WORK TO DO: Transcribe each of the records below exactly, excluding all pictures.

** Start DATASET ENTRIES **

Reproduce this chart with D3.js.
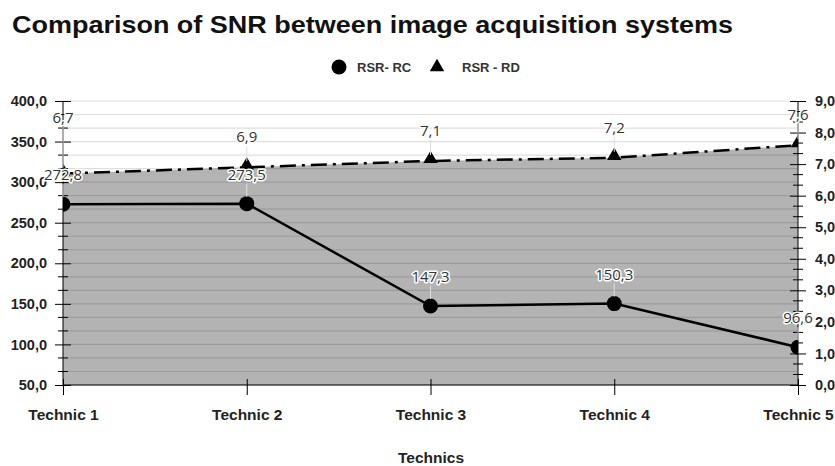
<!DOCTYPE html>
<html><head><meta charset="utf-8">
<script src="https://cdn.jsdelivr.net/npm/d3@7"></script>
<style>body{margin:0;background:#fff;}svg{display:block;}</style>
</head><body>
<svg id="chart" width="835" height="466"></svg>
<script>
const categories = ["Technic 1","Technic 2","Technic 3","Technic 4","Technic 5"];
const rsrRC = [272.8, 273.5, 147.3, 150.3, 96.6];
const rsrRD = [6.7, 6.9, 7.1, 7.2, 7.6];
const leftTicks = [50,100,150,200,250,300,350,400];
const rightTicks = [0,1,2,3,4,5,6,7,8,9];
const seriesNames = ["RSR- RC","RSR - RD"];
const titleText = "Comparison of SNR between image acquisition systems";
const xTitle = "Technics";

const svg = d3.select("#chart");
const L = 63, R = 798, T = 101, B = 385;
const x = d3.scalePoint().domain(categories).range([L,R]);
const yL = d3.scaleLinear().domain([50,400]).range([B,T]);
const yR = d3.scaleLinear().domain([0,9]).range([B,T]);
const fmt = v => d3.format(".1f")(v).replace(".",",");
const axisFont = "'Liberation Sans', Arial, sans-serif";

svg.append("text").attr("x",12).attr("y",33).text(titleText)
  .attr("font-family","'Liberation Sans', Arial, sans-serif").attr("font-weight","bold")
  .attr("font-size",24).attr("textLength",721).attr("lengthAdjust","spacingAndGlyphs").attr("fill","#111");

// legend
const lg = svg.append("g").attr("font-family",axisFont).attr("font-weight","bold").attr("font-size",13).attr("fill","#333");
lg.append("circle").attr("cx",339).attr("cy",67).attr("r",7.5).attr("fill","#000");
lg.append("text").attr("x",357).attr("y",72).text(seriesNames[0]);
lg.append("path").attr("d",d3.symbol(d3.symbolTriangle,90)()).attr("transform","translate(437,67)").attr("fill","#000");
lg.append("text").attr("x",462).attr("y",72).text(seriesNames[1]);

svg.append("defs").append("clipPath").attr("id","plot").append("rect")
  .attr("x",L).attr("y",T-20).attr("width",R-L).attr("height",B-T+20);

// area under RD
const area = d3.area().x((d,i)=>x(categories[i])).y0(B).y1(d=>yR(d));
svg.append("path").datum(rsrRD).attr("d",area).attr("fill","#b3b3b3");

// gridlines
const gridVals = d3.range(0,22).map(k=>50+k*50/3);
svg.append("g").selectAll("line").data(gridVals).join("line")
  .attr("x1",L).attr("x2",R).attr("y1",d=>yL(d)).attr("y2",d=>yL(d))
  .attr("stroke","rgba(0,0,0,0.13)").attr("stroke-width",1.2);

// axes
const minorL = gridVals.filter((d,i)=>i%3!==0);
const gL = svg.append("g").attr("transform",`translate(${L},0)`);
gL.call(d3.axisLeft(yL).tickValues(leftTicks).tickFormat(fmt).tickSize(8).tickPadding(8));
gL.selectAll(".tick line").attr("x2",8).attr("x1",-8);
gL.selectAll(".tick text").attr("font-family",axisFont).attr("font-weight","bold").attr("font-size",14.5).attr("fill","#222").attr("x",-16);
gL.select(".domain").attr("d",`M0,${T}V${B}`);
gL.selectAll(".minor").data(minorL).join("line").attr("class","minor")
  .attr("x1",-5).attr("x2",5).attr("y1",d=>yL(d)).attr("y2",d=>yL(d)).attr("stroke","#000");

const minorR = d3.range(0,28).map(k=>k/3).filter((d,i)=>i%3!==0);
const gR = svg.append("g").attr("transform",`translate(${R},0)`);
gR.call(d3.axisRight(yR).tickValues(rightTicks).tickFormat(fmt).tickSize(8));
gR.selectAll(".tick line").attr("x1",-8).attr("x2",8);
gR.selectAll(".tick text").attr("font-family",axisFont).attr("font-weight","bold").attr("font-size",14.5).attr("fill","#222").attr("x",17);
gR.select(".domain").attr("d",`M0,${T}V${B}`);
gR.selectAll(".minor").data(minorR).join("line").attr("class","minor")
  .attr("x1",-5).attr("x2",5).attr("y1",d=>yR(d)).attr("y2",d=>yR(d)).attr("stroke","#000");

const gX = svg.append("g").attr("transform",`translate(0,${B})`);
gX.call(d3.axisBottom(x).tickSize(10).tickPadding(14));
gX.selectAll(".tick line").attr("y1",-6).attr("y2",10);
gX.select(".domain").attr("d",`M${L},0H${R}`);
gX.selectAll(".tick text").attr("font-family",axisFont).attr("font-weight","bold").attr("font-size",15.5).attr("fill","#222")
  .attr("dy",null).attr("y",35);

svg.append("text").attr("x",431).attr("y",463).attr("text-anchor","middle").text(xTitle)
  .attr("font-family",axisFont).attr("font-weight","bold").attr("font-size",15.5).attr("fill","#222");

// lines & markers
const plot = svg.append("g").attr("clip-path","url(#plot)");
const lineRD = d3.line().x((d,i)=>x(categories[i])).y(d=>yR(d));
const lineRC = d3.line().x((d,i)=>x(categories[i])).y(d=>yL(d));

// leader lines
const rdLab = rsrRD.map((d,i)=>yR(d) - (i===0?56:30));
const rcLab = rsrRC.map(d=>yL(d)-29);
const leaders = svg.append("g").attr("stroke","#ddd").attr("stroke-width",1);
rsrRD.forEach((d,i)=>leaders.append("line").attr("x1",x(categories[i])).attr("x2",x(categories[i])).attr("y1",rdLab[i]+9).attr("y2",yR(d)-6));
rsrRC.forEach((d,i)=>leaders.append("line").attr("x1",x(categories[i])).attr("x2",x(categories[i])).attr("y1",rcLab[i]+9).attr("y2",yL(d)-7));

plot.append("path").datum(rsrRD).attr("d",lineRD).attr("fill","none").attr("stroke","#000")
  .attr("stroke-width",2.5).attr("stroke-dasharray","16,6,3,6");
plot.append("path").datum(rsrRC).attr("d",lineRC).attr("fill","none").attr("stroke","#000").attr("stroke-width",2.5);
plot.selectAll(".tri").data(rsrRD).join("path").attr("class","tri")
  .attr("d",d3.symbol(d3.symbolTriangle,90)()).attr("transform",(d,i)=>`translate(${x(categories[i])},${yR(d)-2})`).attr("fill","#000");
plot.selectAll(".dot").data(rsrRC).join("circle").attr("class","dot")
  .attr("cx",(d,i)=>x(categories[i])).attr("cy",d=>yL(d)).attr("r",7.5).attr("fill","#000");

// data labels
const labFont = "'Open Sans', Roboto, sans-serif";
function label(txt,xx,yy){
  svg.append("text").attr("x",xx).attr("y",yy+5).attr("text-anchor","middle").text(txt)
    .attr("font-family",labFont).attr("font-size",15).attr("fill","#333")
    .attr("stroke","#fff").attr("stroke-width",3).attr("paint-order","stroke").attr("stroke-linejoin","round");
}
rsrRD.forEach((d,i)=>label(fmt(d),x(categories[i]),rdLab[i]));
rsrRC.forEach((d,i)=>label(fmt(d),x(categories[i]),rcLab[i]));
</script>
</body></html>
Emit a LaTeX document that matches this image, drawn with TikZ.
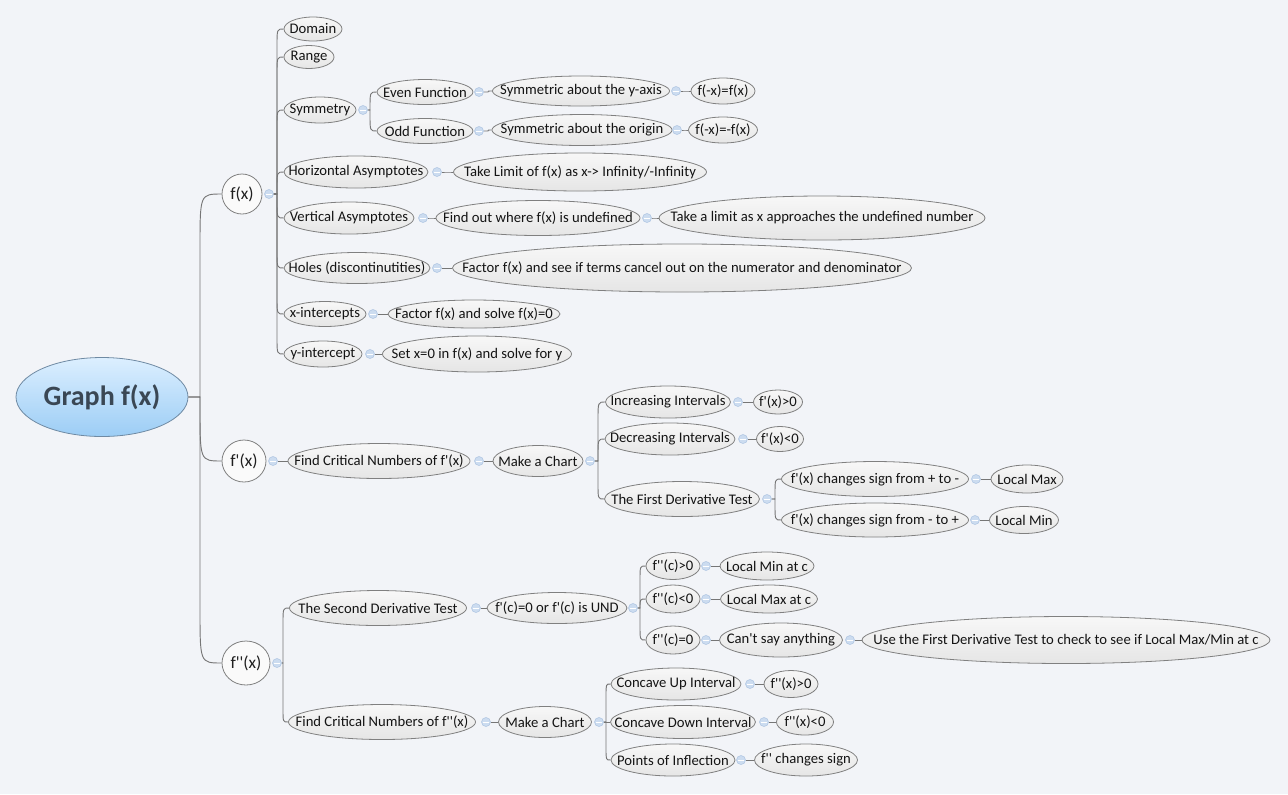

** End DATASET ENTRIES **

EXPECTED ANSWER:
Reproduce this chart with D3.js.
<!DOCTYPE html>
<html><head><meta charset="utf-8">
<script src="https://cdn.jsdelivr.net/npm/d3@7"></script>
<style>body{margin:0;background:#fff;}svg{display:block;}</style>
</head><body>
<svg id="chart" width="835" height="466"></svg>
<script>
const categories = ["Technic 1","Technic 2","Technic 3","Technic 4","Technic 5"];
const rsrRC = [272.8, 273.5, 147.3, 150.3, 96.6];
const rsrRD = [6.7, 6.9, 7.1, 7.2, 7.6];
const leftTicks = [50,100,150,200,250,300,350,400];
const rightTicks = [0,1,2,3,4,5,6,7,8,9];
const seriesNames = ["RSR- RC","RSR - RD"];
const titleText = "Comparison of SNR between image acquisition systems";
const xTitle = "Technics";

const svg = d3.select("#chart");
const L = 63, R = 798, T = 101, B = 385;
const x = d3.scalePoint().domain(categories).range([L,R]);
const yL = d3.scaleLinear().domain([50,400]).range([B,T]);
const yR = d3.scaleLinear().domain([0,9]).range([B,T]);
const fmt = v => d3.format(".1f")(v).replace(".",",");
const axisFont = "'Liberation Sans', Arial, sans-serif";

svg.append("text").attr("x",12).attr("y",33).text(titleText)
  .attr("font-family","'Liberation Sans', Arial, sans-serif").attr("font-weight","bold")
  .attr("font-size",24).attr("textLength",721).attr("lengthAdjust","spacingAndGlyphs").attr("fill","#111");

// legend
const lg = svg.append("g").attr("font-family",axisFont).attr("font-weight","bold").attr("font-size",13).attr("fill","#333");
lg.append("circle").attr("cx",339).attr("cy",67).attr("r",7.5).attr("fill","#000");
lg.append("text").attr("x",357).attr("y",72).text(seriesNames[0]);
lg.append("path").attr("d",d3.symbol(d3.symbolTriangle,90)()).attr("transform","translate(437,67)").attr("fill","#000");
lg.append("text").attr("x",462).attr("y",72).text(seriesNames[1]);

svg.append("defs").append("clipPath").attr("id","plot").append("rect")
  .attr("x",L).attr("y",T-20).attr("width",R-L).attr("height",B-T+20);

// area under RD
const area = d3.area().x((d,i)=>x(categories[i])).y0(B).y1(d=>yR(d));
svg.append("path").datum(rsrRD).attr("d",area).attr("fill","#b3b3b3");

// gridlines
const gridVals = d3.range(0,22).map(k=>50+k*50/3);
svg.append("g").selectAll("line").data(gridVals).join("line")
  .attr("x1",L).attr("x2",R).attr("y1",d=>yL(d)).attr("y2",d=>yL(d))
  .attr("stroke","rgba(0,0,0,0.13)").attr("stroke-width",1.2);

// axes
const minorL = gridVals.filter((d,i)=>i%3!==0);
const gL = svg.append("g").attr("transform",`translate(${L},0)`);
gL.call(d3.axisLeft(yL).tickValues(leftTicks).tickFormat(fmt).tickSize(8).tickPadding(8));
gL.selectAll(".tick line").attr("x2",8).attr("x1",-8);
gL.selectAll(".tick text").attr("font-family",axisFont).attr("font-weight","bold").attr("font-size",14.5).attr("fill","#222").attr("x",-16);
gL.select(".domain").attr("d",`M0,${T}V${B}`);
gL.selectAll(".minor").data(minorL).join("line").attr("class","minor")
  .attr("x1",-5).attr("x2",5).attr("y1",d=>yL(d)).attr("y2",d=>yL(d)).attr("stroke","#000");

const minorR = d3.range(0,28).map(k=>k/3).filter((d,i)=>i%3!==0);
const gR = svg.append("g").attr("transform",`translate(${R},0)`);
gR.call(d3.axisRight(yR).tickValues(rightTicks).tickFormat(fmt).tickSize(8));
gR.selectAll(".tick line").attr("x1",-8).attr("x2",8);
gR.selectAll(".tick text").attr("font-family",axisFont).attr("font-weight","bold").attr("font-size",14.5).attr("fill","#222").attr("x",17);
gR.select(".domain").attr("d",`M0,${T}V${B}`);
gR.selectAll(".minor").data(minorR).join("line").attr("class","minor")
  .attr("x1",-5).attr("x2",5).attr("y1",d=>yR(d)).attr("y2",d=>yR(d)).attr("stroke","#000");

const gX = svg.append("g").attr("transform",`translate(0,${B})`);
gX.call(d3.axisBottom(x).tickSize(10).tickPadding(14));
gX.selectAll(".tick line").attr("y1",-6).attr("y2",10);
gX.select(".domain").attr("d",`M${L},0H${R}`);
gX.selectAll(".tick text").attr("font-family",axisFont).attr("font-weight","bold").attr("font-size",15.5).attr("fill","#222")
  .attr("dy",null).attr("y",35);

svg.append("text").attr("x",431).attr("y",463).attr("text-anchor","middle").text(xTitle)
  .attr("font-family",axisFont).attr("font-weight","bold").attr("font-size",15.5).attr("fill","#222");

// lines & markers
const plot = svg.append("g").attr("clip-path","url(#plot)");
const lineRD = d3.line().x((d,i)=>x(categories[i])).y(d=>yR(d));
const lineRC = d3.line().x((d,i)=>x(categories[i])).y(d=>yL(d));

// leader lines
const rdLab = rsrRD.map((d,i)=>yR(d) - (i===0?56:30));
const rcLab = rsrRC.map(d=>yL(d)-29);
const leaders = svg.append("g").attr("stroke","#ddd").attr("stroke-width",1);
rsrRD.forEach((d,i)=>leaders.append("line").attr("x1",x(categories[i])).attr("x2",x(categories[i])).attr("y1",rdLab[i]+9).attr("y2",yR(d)-6));
rsrRC.forEach((d,i)=>leaders.append("line").attr("x1",x(categories[i])).attr("x2",x(categories[i])).attr("y1",rcLab[i]+9).attr("y2",yL(d)-7));

plot.append("path").datum(rsrRD).attr("d",lineRD).attr("fill","none").attr("stroke","#000")
  .attr("stroke-width",2.5).attr("stroke-dasharray","16,6,3,6");
plot.append("path").datum(rsrRC).attr("d",lineRC).attr("fill","none").attr("stroke","#000").attr("stroke-width",2.5);
plot.selectAll(".tri").data(rsrRD).join("path").attr("class","tri")
  .attr("d",d3.symbol(d3.symbolTriangle,90)()).attr("transform",(d,i)=>`translate(${x(categories[i])},${yR(d)-2})`).attr("fill","#000");
plot.selectAll(".dot").data(rsrRC).join("circle").attr("class","dot")
  .attr("cx",(d,i)=>x(categories[i])).attr("cy",d=>yL(d)).attr("r",7.5).attr("fill","#000");

// data labels
const labFont = "'Open Sans', Roboto, sans-serif";
function label(txt,xx,yy){
  svg.append("text").attr("x",xx).attr("y",yy+5).attr("text-anchor","middle").text(txt)
    .attr("font-family",labFont).attr("font-size",15).attr("fill","#333")
    .attr("stroke","#fff").attr("stroke-width",3).attr("paint-order","stroke").attr("stroke-linejoin","round");
}
rsrRD.forEach((d,i)=>label(fmt(d),x(categories[i]),rdLab[i]));
rsrRC.forEach((d,i)=>label(fmt(d),x(categories[i]),rcLab[i]));
</script>
</body></html>
Emit a LaTeX document that matches this image, drawn with TikZ.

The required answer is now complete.